5. God's righteousness pursues evil through its own self-destructive character. God wars against the impenitent.
6. God is praised for his righteousness which exalts the righteous and destroys the wicked.
1. It is the prayer of all who have been unjustly accused.
2. It is an expression of anger against personal injustice by an appeal to the just God.
3. It offers us a biblical form through which to express our yearnings for justice, anger against injustice and our trust in God's righteousness.
1. Entrance into the Life of the Falsely Accused.
b. Empathy for the Falsely Accused.
c. A Vision of God's Righteousness.
2. The Dynamic Movement of the Psalm: What does this form give us?
a. Confession of Commitment to God's Righteousness.
b. Prayer for God's Righteousness in this Situation.
c. Confession of Trust in God's Righteousness.
3. Possible NT Application:
a. Endure hardship, knowing that "anyone who does wrong will be repaid for his wrong, and there is no favoritism" (Col. 3:25).
b. This is the example of Christ for "when they hurled insults at him, he did not retaliate; when he suffered, he made no threats. Instead, he entrusted himself to him who judges justly" (1 Pet. 2:23).
4. Christologically, Jesus is the innocent one who deals with injustice. He defeats it; so we find our justice in the one who offered himself, and we leave its eschatological judgment to him.

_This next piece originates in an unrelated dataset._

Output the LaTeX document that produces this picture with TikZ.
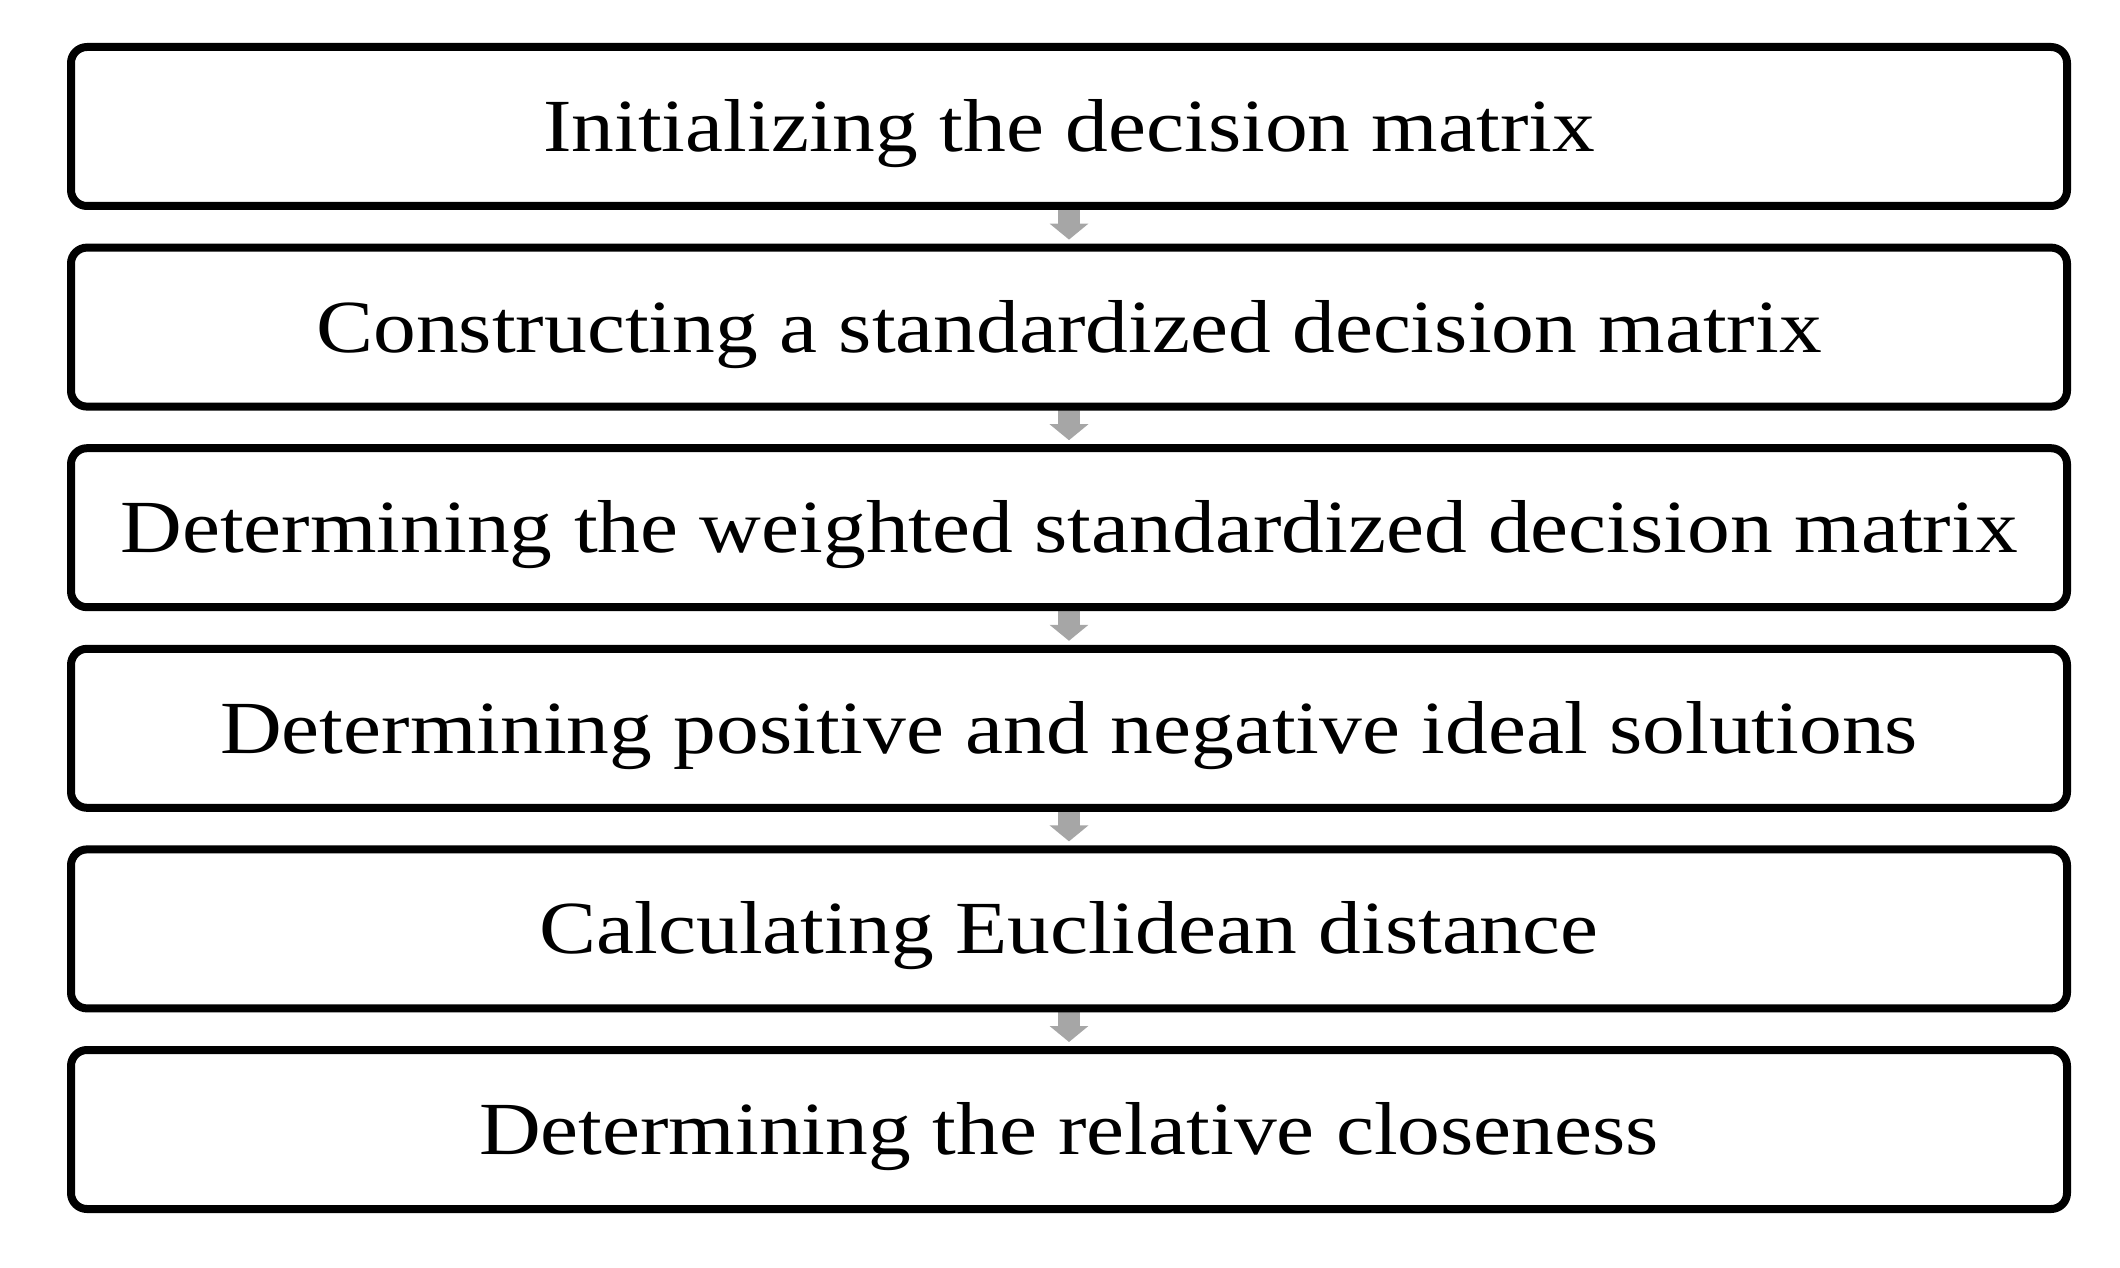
\documentclass[tikz,border=0pt]{standalone}
\usepackage{fontspec}
\setmainfont[FakeStretch=1.14]{Liberation Serif}
\usetikzlibrary{arrows.meta,backgrounds}
\definecolor{arrowgray}{HTML}{A6A6A6}
\begin{document}
\begin{tikzpicture}[x=1pt,y=1pt,
  stepbox/.style={draw=black, line width=8pt, rounded corners=16pt, fill=white,
    minimum width=1996pt, minimum height=159pt, inner sep=0pt,
    text height=50pt, text depth=0pt,
    font=\fontsize{75}{80}\selectfont},
  flow/.style={draw=arrowgray, line width=22pt,
    -{Triangle[width=38pt,length=16pt]}, arrowgray, shorten <=-2pt, shorten >=4pt}]
\useasboundingbox (0,0) rectangle (2120,-1268);
\node[stepbox] (b1) at (1069,-126.5) {Initializing the decision matrix};
\node[stepbox] (b2) at (1069,-327.1) {Constructing a standardized decision matrix};
\node[stepbox] (b3) at (1069,-527.7) {Determining the weighted standardized decision matrix};
\node[stepbox] (b4) at (1069,-728.3) {Determining positive and negative ideal solutions};
\node[stepbox] (b5) at (1069,-928.9) {Calculating Euclidean distance};
\node[stepbox] (b6) at (1069,-1129.5) {Determining the relative closeness};
\begin{scope}[on background layer]
\draw[flow] (b1.south) -- (b2.north);
\draw[flow] (b2.south) -- (b3.north);
\draw[flow] (b3.south) -- (b4.north);
\draw[flow] (b4.south) -- (b5.north);
\draw[flow] (b5.south) -- (b6.north);
\end{scope}
\end{tikzpicture}
\end{document}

5. Blessing: Despite the injustices done to us, we pray for our persecutors that they may see God's face and repent. God seeks them, and we ought to love them. But we still pray for God's justice to be revealed in the world (for the will of God to done on earth as it is heaven).
Homiletic Point: When you are falsely accused, turn your righteous indignation over to the righteous judge, your God.